Poisonous Relationships
1 Cor 15:33, "Do not be deceived: Evil company corrupts good habits."
Show me your friends and I will show you your future! Who you are associating with are the same people you are giving permission to influence and navigate your destiny. The casualties are endless. From the businessperson who selected the wrong partner and went bankrupt to the troubled, soon to be in divorce court newlywed, who asked their thrice-divorced friend for marriage advice. Who doesn’t know teenagers who started running with the party crowd and found themselves imprisoned by addiction? The proof is undeniable. Shady relationships always suffocate wise decisions.
However, the opposite is also true. Befriending honest people, dating people who are chasing God or marrying someone with character and integrity will always bring lifelong benefits. A fulfilled marriage, a God honoring dating life, a successful career, or friendships that heal, instead of hurt are as simple as who you choose to let in the door of your life. Although a mob of different characters will ring your doorbell, only you can decide who is allowed to come in.

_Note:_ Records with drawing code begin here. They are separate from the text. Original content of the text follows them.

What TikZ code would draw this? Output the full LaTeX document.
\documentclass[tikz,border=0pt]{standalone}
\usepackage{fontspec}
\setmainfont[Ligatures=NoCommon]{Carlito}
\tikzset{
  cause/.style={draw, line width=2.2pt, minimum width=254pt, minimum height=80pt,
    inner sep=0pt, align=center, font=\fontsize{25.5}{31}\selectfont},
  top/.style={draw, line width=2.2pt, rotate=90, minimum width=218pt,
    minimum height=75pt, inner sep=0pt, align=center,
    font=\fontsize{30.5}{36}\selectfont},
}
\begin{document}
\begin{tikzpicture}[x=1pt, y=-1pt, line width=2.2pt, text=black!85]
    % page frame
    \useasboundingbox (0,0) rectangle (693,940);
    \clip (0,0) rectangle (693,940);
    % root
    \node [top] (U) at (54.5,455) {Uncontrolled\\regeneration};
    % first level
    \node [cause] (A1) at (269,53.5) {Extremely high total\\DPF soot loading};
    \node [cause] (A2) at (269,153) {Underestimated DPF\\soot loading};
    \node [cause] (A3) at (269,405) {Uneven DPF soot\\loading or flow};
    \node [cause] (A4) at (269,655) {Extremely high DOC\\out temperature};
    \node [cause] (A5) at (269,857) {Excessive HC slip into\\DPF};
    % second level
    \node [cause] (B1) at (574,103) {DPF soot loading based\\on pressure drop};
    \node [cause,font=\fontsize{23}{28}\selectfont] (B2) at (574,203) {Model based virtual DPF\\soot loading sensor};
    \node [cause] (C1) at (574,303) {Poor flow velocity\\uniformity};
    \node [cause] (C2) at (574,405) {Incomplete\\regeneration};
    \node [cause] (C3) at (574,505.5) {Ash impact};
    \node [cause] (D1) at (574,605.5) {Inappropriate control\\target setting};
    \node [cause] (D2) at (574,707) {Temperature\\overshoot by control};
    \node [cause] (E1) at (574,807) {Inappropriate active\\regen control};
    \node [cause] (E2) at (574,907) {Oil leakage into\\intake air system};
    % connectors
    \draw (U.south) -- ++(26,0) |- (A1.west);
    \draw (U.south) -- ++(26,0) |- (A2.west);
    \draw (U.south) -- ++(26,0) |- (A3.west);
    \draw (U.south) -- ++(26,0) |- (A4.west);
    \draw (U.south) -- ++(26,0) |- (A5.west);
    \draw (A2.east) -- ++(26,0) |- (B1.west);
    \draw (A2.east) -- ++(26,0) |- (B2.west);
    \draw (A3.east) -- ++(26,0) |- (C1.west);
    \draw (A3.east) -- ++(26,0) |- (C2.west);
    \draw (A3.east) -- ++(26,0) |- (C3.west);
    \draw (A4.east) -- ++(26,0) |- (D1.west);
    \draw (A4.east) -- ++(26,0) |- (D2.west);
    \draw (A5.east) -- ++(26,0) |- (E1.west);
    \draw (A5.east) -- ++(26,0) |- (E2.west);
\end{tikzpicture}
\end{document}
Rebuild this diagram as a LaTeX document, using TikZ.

Once you sort through the currency of relationships there are only two kinds: counterfeit and authentic. One crowd love things and uses people, the other loves people and uses things. One group tempts, flatters, and tantalizes. They whisper compromise. They encourage immediate gratification. They deceive. The other crowd encourages and edifies. They promote integrity. They seek what’s best for you, instead of their self. They pray.
Wrong relationships pursue life like no one is watching, while the right ones are living like God sees everything. Because they know He is!
Are the people in your inner circle honest, faithful, worthy of trust, seeking to follow Christ? Are you becoming a better person and more dedicated believer through their influence? Do they cultivate your strength? If they are not, its time to reconsider the relationship.
The verse in 1 Corinthians warns against being tricked or deceived. This alarm bell must be sounding, because people have tendencies toward the belief that wrong relationships will not influence their good habits. I used to tell my mother not to worry about my troubled friends, because my positive influence would change them, instead of them changing me. I couldn’t have been more wrong! I was not only swayed by their habits, but they swept me under.
Ask God to bring people into your life that will help you and that you can help to become stronger and more Christ like.
Your relationships are pictures of your future.